▶ **WHAT NEEDS TO BE DONE**
Return, exactly as written, the lines that start at the one holding "Give me the" and end at the one holding "0.905, 0.994, 1];", with both of those lines kept. Skip any pictures.

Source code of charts
---

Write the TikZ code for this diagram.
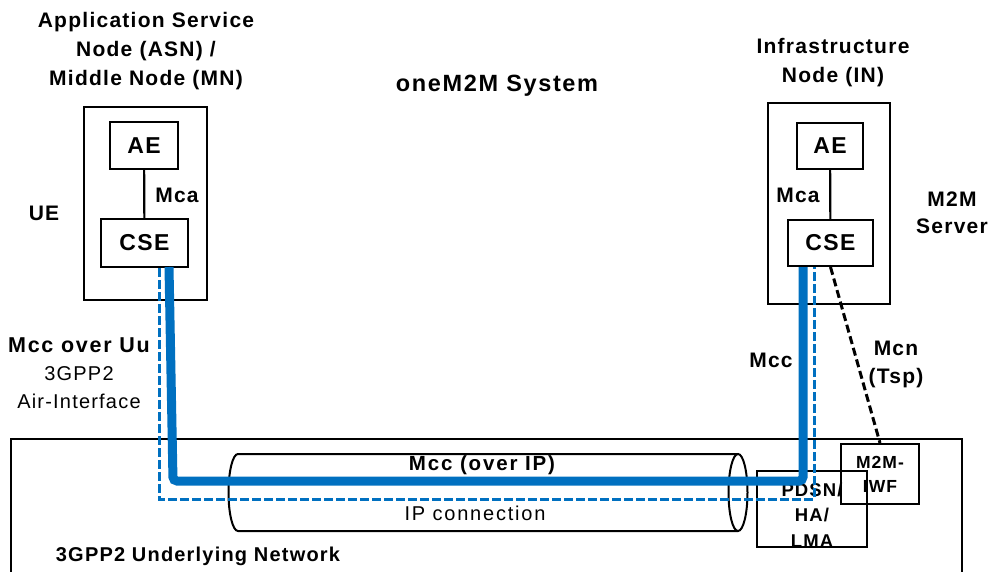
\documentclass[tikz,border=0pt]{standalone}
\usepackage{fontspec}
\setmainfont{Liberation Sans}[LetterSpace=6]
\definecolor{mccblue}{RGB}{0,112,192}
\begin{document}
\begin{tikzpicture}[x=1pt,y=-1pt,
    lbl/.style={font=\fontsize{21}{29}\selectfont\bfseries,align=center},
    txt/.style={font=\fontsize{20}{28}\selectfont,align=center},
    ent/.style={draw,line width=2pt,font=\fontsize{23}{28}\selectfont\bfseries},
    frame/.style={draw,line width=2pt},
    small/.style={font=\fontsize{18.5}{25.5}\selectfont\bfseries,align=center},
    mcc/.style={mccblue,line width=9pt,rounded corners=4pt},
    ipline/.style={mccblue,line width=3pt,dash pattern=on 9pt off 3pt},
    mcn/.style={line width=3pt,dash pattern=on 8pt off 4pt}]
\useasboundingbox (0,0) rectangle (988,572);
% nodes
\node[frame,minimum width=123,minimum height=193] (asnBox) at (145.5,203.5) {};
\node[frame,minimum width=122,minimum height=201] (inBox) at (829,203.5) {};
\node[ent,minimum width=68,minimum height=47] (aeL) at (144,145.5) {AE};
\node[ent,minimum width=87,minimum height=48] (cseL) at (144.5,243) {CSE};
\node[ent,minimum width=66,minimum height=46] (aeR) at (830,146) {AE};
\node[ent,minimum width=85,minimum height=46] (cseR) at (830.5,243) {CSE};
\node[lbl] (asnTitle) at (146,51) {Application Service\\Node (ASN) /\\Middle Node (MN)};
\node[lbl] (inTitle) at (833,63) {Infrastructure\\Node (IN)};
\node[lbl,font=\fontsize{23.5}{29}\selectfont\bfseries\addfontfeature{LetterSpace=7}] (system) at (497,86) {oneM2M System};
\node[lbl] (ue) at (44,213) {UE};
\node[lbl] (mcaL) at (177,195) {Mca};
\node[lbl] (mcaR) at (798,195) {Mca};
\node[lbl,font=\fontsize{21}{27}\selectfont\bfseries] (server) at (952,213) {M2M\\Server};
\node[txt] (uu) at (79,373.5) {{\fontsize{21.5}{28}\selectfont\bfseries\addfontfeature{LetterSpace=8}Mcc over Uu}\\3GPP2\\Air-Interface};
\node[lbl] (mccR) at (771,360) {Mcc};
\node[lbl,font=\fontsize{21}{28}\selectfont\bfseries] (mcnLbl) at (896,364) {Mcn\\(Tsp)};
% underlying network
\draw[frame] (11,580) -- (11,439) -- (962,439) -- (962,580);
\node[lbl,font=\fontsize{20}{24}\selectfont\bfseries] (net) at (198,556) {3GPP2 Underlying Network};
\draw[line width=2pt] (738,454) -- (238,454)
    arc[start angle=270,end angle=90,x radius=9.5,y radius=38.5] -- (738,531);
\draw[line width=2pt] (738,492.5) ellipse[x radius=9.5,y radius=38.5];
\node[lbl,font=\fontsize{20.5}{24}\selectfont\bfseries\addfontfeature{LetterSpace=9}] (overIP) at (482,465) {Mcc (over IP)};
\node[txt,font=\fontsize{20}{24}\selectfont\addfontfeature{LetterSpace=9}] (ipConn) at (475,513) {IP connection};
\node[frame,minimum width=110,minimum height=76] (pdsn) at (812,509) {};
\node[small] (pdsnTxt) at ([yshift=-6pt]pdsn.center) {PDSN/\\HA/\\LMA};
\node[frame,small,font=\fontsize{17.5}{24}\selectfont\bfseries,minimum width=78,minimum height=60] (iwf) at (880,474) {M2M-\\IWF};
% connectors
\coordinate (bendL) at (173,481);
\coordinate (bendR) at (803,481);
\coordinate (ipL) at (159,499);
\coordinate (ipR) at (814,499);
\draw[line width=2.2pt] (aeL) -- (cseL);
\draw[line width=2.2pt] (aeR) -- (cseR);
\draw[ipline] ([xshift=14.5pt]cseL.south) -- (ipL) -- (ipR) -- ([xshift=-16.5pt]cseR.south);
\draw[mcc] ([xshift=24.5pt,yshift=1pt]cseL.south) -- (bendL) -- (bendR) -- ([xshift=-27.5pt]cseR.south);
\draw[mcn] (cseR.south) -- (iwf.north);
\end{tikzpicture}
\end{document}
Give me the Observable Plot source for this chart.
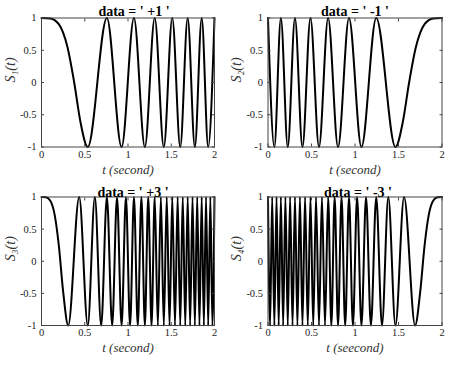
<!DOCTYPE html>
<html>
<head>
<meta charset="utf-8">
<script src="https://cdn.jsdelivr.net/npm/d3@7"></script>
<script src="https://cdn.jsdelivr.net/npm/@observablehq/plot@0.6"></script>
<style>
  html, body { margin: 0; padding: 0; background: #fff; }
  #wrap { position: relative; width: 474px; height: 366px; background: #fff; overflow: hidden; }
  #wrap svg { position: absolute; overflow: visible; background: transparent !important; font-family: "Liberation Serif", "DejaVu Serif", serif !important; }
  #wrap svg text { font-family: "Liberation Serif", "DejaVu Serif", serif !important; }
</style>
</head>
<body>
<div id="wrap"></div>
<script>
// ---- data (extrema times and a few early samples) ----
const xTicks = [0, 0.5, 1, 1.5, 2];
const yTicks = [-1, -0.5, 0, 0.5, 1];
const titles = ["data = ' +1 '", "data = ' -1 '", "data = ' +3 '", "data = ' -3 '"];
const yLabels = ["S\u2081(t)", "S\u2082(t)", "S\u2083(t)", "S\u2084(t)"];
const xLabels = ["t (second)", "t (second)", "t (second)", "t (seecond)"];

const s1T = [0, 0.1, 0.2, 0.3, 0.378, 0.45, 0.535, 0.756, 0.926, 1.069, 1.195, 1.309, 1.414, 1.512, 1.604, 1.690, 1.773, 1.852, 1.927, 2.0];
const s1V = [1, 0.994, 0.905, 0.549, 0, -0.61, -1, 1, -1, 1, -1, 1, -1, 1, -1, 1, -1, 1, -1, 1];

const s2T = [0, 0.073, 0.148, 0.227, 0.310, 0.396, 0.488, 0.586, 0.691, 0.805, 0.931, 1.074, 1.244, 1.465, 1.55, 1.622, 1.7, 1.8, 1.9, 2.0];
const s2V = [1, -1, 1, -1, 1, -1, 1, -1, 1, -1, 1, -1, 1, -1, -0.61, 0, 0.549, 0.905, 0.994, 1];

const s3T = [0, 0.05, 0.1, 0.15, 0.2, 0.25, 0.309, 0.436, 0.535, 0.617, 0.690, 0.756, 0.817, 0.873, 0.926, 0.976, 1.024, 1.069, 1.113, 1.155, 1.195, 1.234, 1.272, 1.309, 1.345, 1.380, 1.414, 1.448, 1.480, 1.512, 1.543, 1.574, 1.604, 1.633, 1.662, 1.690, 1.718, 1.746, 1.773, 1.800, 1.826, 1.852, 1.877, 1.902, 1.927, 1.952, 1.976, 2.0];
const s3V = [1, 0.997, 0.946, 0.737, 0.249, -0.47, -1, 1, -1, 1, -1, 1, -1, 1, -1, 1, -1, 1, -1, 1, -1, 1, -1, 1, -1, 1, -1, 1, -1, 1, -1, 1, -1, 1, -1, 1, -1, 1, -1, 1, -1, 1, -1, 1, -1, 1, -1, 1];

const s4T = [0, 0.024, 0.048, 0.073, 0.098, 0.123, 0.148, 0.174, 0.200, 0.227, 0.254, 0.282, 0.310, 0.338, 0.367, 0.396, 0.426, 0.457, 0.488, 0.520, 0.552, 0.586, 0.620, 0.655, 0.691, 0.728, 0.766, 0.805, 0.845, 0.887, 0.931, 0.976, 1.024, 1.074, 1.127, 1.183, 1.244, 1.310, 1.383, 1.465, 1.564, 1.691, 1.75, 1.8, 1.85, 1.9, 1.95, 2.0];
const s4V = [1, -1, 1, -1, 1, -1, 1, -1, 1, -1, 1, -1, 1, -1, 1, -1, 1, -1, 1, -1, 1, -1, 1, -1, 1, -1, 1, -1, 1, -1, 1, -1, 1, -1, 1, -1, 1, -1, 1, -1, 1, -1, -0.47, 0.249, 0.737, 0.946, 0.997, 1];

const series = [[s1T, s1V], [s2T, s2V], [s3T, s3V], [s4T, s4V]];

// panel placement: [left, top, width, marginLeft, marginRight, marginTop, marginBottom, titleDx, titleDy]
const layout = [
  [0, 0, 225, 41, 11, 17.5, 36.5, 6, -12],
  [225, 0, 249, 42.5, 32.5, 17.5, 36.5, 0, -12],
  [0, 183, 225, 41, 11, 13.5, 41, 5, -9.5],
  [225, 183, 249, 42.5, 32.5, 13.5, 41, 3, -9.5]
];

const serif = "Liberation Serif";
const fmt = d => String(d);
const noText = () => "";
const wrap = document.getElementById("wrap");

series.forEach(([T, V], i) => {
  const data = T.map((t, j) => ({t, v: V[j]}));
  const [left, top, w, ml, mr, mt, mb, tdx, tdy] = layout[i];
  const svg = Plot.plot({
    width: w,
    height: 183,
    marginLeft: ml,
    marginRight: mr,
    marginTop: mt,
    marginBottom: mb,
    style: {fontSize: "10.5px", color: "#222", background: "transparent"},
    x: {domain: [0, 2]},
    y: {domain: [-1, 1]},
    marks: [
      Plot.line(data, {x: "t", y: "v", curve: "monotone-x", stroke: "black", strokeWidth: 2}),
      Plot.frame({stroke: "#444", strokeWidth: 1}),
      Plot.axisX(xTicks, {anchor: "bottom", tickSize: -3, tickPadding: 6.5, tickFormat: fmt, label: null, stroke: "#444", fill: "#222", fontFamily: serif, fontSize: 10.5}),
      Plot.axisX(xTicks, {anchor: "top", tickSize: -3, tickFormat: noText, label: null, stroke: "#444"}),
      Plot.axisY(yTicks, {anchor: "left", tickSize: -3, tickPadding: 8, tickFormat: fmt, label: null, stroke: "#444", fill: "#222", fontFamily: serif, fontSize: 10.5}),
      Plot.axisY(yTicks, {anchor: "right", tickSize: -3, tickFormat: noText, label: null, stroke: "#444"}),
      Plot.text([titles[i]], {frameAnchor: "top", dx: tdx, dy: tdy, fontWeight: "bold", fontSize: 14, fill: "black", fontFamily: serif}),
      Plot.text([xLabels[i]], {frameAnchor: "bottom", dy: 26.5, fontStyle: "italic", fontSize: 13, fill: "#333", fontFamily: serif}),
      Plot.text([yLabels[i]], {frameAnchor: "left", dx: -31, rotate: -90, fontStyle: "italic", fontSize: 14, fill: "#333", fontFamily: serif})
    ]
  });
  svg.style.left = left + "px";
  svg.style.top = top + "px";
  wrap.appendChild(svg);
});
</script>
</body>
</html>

---

▶ **COMPLETED EXERCISE**
Give me the Observable Plot source for this chart.
<!DOCTYPE html>
<html>
<head>
<meta charset="utf-8">
<script src="https://cdn.jsdelivr.net/npm/d3@7"></script>
<script src="https://cdn.jsdelivr.net/npm/@observablehq/plot@0.6"></script>
<style>
  html, body { margin: 0; padding: 0; background: #fff; }
  #wrap { position: relative; width: 474px; height: 366px; background: #fff; overflow: hidden; }
  #wrap svg { position: absolute; overflow: visible; background: transparent !important; font-family: "Liberation Serif", "DejaVu Serif", serif !important; }
  #wrap svg text { font-family: "Liberation Serif", "DejaVu Serif", serif !important; }
</style>
</head>
<body>
<div id="wrap"></div>
<script>
// ---- data (extrema times and a few early samples) ----
const xTicks = [0, 0.5, 1, 1.5, 2];
const yTicks = [-1, -0.5, 0, 0.5, 1];
const titles = ["data = ' +1 '", "data = ' -1 '", "data = ' +3 '", "data = ' -3 '"];
const yLabels = ["S\u2081(t)", "S\u2082(t)", "S\u2083(t)", "S\u2084(t)"];
const xLabels = ["t (second)", "t (second)", "t (second)", "t (seecond)"];

const s1T = [0, 0.1, 0.2, 0.3, 0.378, 0.45, 0.535, 0.756, 0.926, 1.069, 1.195, 1.309, 1.414, 1.512, 1.604, 1.690, 1.773, 1.852, 1.927, 2.0];
const s1V = [1, 0.994, 0.905, 0.549, 0, -0.61, -1, 1, -1, 1, -1, 1, -1, 1, -1, 1, -1, 1, -1, 1];

const s2T = [0, 0.073, 0.148, 0.227, 0.310, 0.396, 0.488, 0.586, 0.691, 0.805, 0.931, 1.074, 1.244, 1.465, 1.55, 1.622, 1.7, 1.8, 1.9, 2.0];
const s2V = [1, -1, 1, -1, 1, -1, 1, -1, 1, -1, 1, -1, 1, -1, -0.61, 0, 0.549, 0.905, 0.994, 1];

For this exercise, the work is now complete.